▶ INSTRUCTIONS FOR THE TASK:
Below is a listing. Return the lines from the one that contains "Write a Python" to the one that contains "return [x0 /", both ends included, verbatim and with no pictures.

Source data
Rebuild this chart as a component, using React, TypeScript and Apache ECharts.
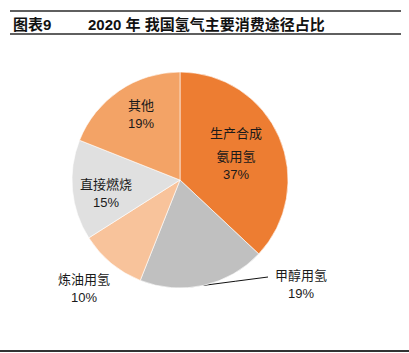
import React, { useEffect, useRef } from "react";
import * as echarts from "echarts";

const categories = ["生产合成氨用氢", "甲醇用氢", "炼油用氢", "直接燃烧", "其他"];
const values = [37, 19, 10, 15, 19];
const colors = ["#ED7D32", "#C0C0C0", "#F8C39B", "#E0E0E0", "#F3A366"];
const titleLeft = "图表9";
const titleRight = "2020 年 我国氢气主要消费途径占比";

// label block centres (text placement only)
const labelSpots: [number, number][] = [
  [236, 151],
  [301, 284],
  [84, 288],
  [106, 193],
  [141, 114],
];

const FONT = '"Liberation Sans", "Noto Sans CJK SC", sans-serif';

export default function App() {
  const ref = useRef<HTMLDivElement>(null);
  useEffect(() => {
    if (!ref.current) return;
    const chart = echarts.init(ref.current, null, { renderer: "svg" });
    chart.setOption({
      animation: false,
      backgroundColor: "#ffffff",
      graphic: [
        { type: "rect", shape: { x: 10, y: 10, width: 391, height: 2 }, style: { fill: "#5f5f5f" } },
        { type: "rect", shape: { x: 10, y: 33, width: 391, height: 2 }, style: { fill: "#5f5f5f" } },
        { type: "rect", shape: { x: 0, y: 350, width: 409, height: 2 }, style: { fill: "#333333" } },
        {
          type: "text",
          x: 13,
          y: 24,
          style: {
            text: titleLeft,
            font: `bold 15px ${FONT}`,
            fill: "#111",
            verticalAlign: "middle",
          },
        },
        {
          type: "text",
          x: 88,
          y: 24,
          style: {
            text: titleRight,
            font: `bold 15px ${FONT}`,
            fill: "#111",
            verticalAlign: "middle",
          },
        },
      ],
      series: [
        {
          type: "pie",
          center: [180, 180],
          radius: [0, 108],
          startAngle: 90,
          clockwise: true,
          avoidLabelOverlap: false,
          itemStyle: { borderColor: "#ffffff", borderWidth: 0.6 },
          label: {
            show: true,
            position: "outside",
            color: "#1a1a1a",
            fontFamily: FONT,
            fontSize: 13,
            lineHeight: 18,
            formatter: (p: any) => {
              if (p.dataIndex === 0) {
                return "{a|生产合成}\n{b|氨用氢}\n{b|" + p.value + "%}";
              }
              return "{b|" + p.name + "}\n{b|" + p.value + "%}";
            },
            rich: {
              a: { fontSize: 13, lineHeight: 28, fontFamily: FONT, color: "#1a1a1a" },
              b: { fontSize: 13, lineHeight: 18, fontFamily: FONT, color: "#1a1a1a" },
            },
          },
          labelLine: { show: false, lineStyle: { color: "#111", width: 1 } },
          labelLayout: (params: any) => {
            const i = params.dataIndex;
            const [x, y] = labelSpots[i];
            const out: any = { x, y, align: "center", verticalAlign: "middle" };
            if (i === 1 && params.labelLinePoints) {
              const p0 = params.labelLinePoints[0];
              const end = [268, 277];
              out.labelLinePoints = [p0, [(p0[0] + end[0]) / 2, (p0[1] + end[1]) / 2], end];
            }
            return out;
          },
          data: categories.map((name, i) => ({
            name,
            value: values[i],
            itemStyle: { color: colors[i] },
            labelLine: { show: i === 1, length: 10, length2: 40 },
          })),
        },
      ],
    });
    return () => chart.dispose();
  }, []);
  return (
    <div
      ref={ref}
      style={{ position: "fixed", left: 0, top: 0, width: 409, height: 353 }}
    />
  );
}
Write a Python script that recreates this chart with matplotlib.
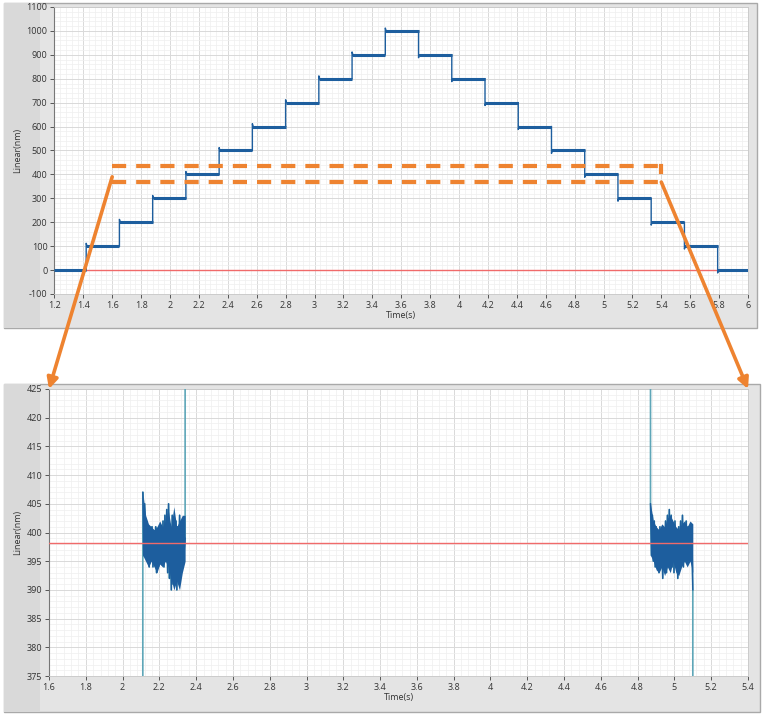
import numpy as np
import matplotlib
matplotlib.use("Agg")
import matplotlib.pyplot as plt
from matplotlib.patches import Rectangle, ConnectionPatch
from matplotlib.ticker import MultipleLocator, FuncFormatter

# step trace (top panel)
step_times = [1.42, 1.65, 1.88, 2.11, 2.34, 2.57, 2.80, 3.03, 3.26, 3.49,
              3.72, 3.95, 4.18, 4.41, 4.64, 4.87, 5.10, 5.33, 5.56, 5.79]
step_levels = [0, 100, 200, 300, 400, 500, 600, 700, 800, 900, 1000,
               900, 800, 700, 600, 500, 400, 300, 200, 100, 0]
overshoot = 12
ref_top = 0

# zoomed 400 nm plateaus (bottom panel)
burst1_start, burst1_end = 2.11, 2.34
burst1 = [407, 396, 405, 397, 402, 395, 401, 394, 400, 396, 401, 394, 400, 395,
          401, 393, 399, 394, 400, 395, 401, 396, 402, 394, 403, 395, 404, 393,
          405, 392, 401, 390, 403, 391, 400, 393, 402, 390, 401, 394, 403, 395,
          402, 396, 400, 397, 399]
burst1_hi = [407, 403, 401.5, 401, 400.5, 401, 402, 401, 402, 404, 401, 404.5, 401, 402, 403, 403]
burst1_lo = [396, 395, 394, 395, 394, 393, 394.5, 394, 395, 394, 392, 390, 391.5, 390, 393, 395]
burst2_start, burst2_end = 4.87, 5.10
burst2 = [405, 396, 403, 395, 402, 394, 401, 396, 400, 393, 401, 394, 399, 392,
          400, 394, 402, 393, 403, 395, 404, 396, 403, 394, 401, 393, 402, 395,
          400, 392, 401, 395, 402, 396, 403, 394, 401, 395, 402, 397, 401, 396,
          400, 397, 399, 390]
burst2_hi = [405, 402, 401, 400.5, 401.5, 401, 402.5, 403, 402, 401, 400.5, 401.5, 402, 401, 402, 401.5]
burst2_lo = [396, 395, 393.5, 393, 394, 392.5, 394, 393, 395, 393, 392.5, 394, 395, 394, 395, 393]
ref_bottom = 398.2

# zoom window marked on top panel
win_x = [1.6, 5.4]
win_upper = 435
win_lower = 368

W, H = 768, 715
fig = plt.figure(figsize=(W / 100, H / 100), dpi=100)
plt.rcParams['font.family'] = ['Open Sans', 'DejaVu Sans']


def px(x0, y0, x1, y1):
    return [x0 / W, 1 - y1 / H, (x1 - x0) / W, (y1 - y0) / H]


# grey panel frames
for (x0, y0, x1, y1) in [(4, 3, 757, 328), (4, 384, 760, 712)]:
    fig.add_artist(Rectangle((x0 / W, 1 - y1 / H), (x1 - x0) / W, (y1 - y0) / H,
                             transform=fig.transFigure, facecolor='#e4e4e4',
                             edgecolor='#a9a9a9', lw=1.0, zorder=0))
    fig.add_artist(Rectangle((x0 / W, 1 - y1 / H), 36 / W, (y1 - y0) / H,
                             transform=fig.transFigure, facecolor='#d9d9d9',
                             edgecolor='none', zorder=0))

ax1 = fig.add_axes(px(54.4, 7, 748, 294))
ax2 = fig.add_axes(px(49, 389, 748, 676))

blue = '#1d5e9e'
red = '#f06a6a'
orange = '#ee8330'


def style(ax, xmin, xmax, ymin, ymax, ymaj, ymin_step):
    ax.set_xlim(xmin, xmax)
    ax.set_ylim(ymin, ymax)
    ax.xaxis.set_major_locator(MultipleLocator(0.2))
    ax.xaxis.set_minor_locator(MultipleLocator(0.04))
    ax.yaxis.set_major_locator(MultipleLocator(ymaj))
    ax.yaxis.set_minor_locator(MultipleLocator(ymin_step))
    ax.xaxis.set_major_formatter(FuncFormatter(lambda v, p: '%g' % round(v, 2)))
    ax.yaxis.set_major_formatter(FuncFormatter(lambda v, p: '%g' % round(v, 2)))
    ax.grid(which='major', color='#d9d9d9', lw=0.7)
    ax.grid(which='minor', color='#efefef', lw=0.5)
    ax.set_axisbelow(True)
    ax.tick_params(which='major', length=3, width=0.7, color='#555',
                   labelsize=6.5, labelcolor='#333', pad=2)
    ax.tick_params(which='minor', length=0)
    for s in ['top', 'right', 'bottom']:
        ax.spines[s].set_color('#c8c8c8')
        ax.spines[s].set_linewidth(0.6)
    ax.spines['left'].set_color('#777')
    ax.spines['left'].set_linewidth(0.8)
    ax.set_xlabel('Time(s)', fontsize=6.5, color='#333', labelpad=1)
    ax.set_ylabel('Linear(nm)', fontsize=6.5, color='#333', labelpad=3)


# top panel
style(ax1, 1.2, 6.0, -100, 1100, 100, 20)
ax1.axhline(ref_top, color=red, lw=1.0, zorder=2)
edges = [1.2] + step_times + [6.0]
for i, lev in enumerate(step_levels):
    ax1.plot([edges[i], edges[i + 1]], [lev, lev], color=blue, lw=2.2,
             solid_capstyle='butt', zorder=3)
for i, t in enumerate(step_times):
    prev, new = step_levels[i], step_levels[i + 1]
    sgn = 1 if new > prev else -1
    ax1.plot([t, t, t + 0.006], [prev, new + sgn * overshoot, new],
             color=blue, lw=1.0, zorder=3)

dash = dict(color=orange, lw=3.0, dashes=(3.4, 2.4), solid_capstyle='butt', zorder=5)
ax1.plot(win_x, [win_upper, win_upper], **dash)
ax1.plot(win_x, [win_lower, win_lower], **dash)
ax1.plot([win_x[1], win_x[1]], [win_upper, win_upper - 25], color=orange, lw=3.0, zorder=5)

# bottom panel
style(ax2, 1.6, 5.4, 375, 425, 5, 1)
t1 = np.linspace(burst1_start, burst1_end, len(burst1))
t2 = np.linspace(burst2_start, burst2_end, len(burst2))
bx = [1.6, burst1_start] + list(t1) + [burst1_end, burst2_start] + list(t2) + [burst2_end, 5.4]
by = [300, 300] + burst1 + [500, 500] + burst2 + [300, 300]
ax2.plot(bx, by, color='#5ea6b8', lw=1.2, zorder=3)
e1 = np.linspace(burst1_start, burst1_end, len(burst1_hi))
e2 = np.linspace(burst2_start, burst2_end, len(burst2_hi))
ax2.fill_between(e1, burst1_lo, burst1_hi, color=blue, lw=0, zorder=4)
ax2.fill_between(e2, burst2_lo, burst2_hi, color=blue, lw=0, zorder=4)
ax2.plot(t1, burst1, color=blue, lw=1.0, zorder=4)
ax2.plot(t2, burst2, color=blue, lw=1.0, zorder=4)
ax2.axhline(ref_bottom, color=red, lw=1.0, zorder=5)

# connector arrows from the window to the zoomed panel
for xa, ya in [(win_x[0], 390), (win_x[1], win_lower)]:
    con = ConnectionPatch(xyA=(xa, ya), coordsA=ax1.transData,
                          xyB=(xa, 425), coordsB=ax2.transData,
                          arrowstyle='-|>', color=orange, lw=2.6,
                          mutation_scale=16, shrinkA=0, shrinkB=0, zorder=10)
    fig.add_artist(con)

fig.savefig('out.png', dpi=100)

▶ FINAL ANSWER:
Write a Python script that recreates this chart with matplotlib.
import numpy as np
import matplotlib
matplotlib.use("Agg")
import matplotlib.pyplot as plt
from matplotlib.patches import Rectangle, ConnectionPatch
from matplotlib.ticker import MultipleLocator, FuncFormatter

# step trace (top panel)
step_times = [1.42, 1.65, 1.88, 2.11, 2.34, 2.57, 2.80, 3.03, 3.26, 3.49,
              3.72, 3.95, 4.18, 4.41, 4.64, 4.87, 5.10, 5.33, 5.56, 5.79]
step_levels = [0, 100, 200, 300, 400, 500, 600, 700, 800, 900, 1000,
               900, 800, 700, 600, 500, 400, 300, 200, 100, 0]
overshoot = 12
ref_top = 0

# zoomed 400 nm plateaus (bottom panel)
burst1_start, burst1_end = 2.11, 2.34
burst1 = [407, 396, 405, 397, 402, 395, 401, 394, 400, 396, 401, 394, 400, 395,
          401, 393, 399, 394, 400, 395, 401, 396, 402, 394, 403, 395, 404, 393,
          405, 392, 401, 390, 403, 391, 400, 393, 402, 390, 401, 394, 403, 395,
          402, 396, 400, 397, 399]
burst1_hi = [407, 403, 401.5, 401, 400.5, 401, 402, 401, 402, 404, 401, 404.5, 401, 402, 403, 403]
burst1_lo = [396, 395, 394, 395, 394, 393, 394.5, 394, 395, 394, 392, 390, 391.5, 390, 393, 395]
burst2_start, burst2_end = 4.87, 5.10
burst2 = [405, 396, 403, 395, 402, 394, 401, 396, 400, 393, 401, 394, 399, 392,
          400, 394, 402, 393, 403, 395, 404, 396, 403, 394, 401, 393, 402, 395,
          400, 392, 401, 395, 402, 396, 403, 394, 401, 395, 402, 397, 401, 396,
          400, 397, 399, 390]
burst2_hi = [405, 402, 401, 400.5, 401.5, 401, 402.5, 403, 402, 401, 400.5, 401.5, 402, 401, 402, 401.5]
burst2_lo = [396, 395, 393.5, 393, 394, 392.5, 394, 393, 395, 393, 392.5, 394, 395, 394, 395, 393]
ref_bottom = 398.2

# zoom window marked on top panel
win_x = [1.6, 5.4]
win_upper = 435
win_lower = 368

W, H = 768, 715
fig = plt.figure(figsize=(W / 100, H / 100), dpi=100)
plt.rcParams['font.family'] = ['Open Sans', 'DejaVu Sans']


def px(x0, y0, x1, y1):
    return [x0 / W, 1 - y1 / H, (x1 - x0) / W, (y1 - y0) / H]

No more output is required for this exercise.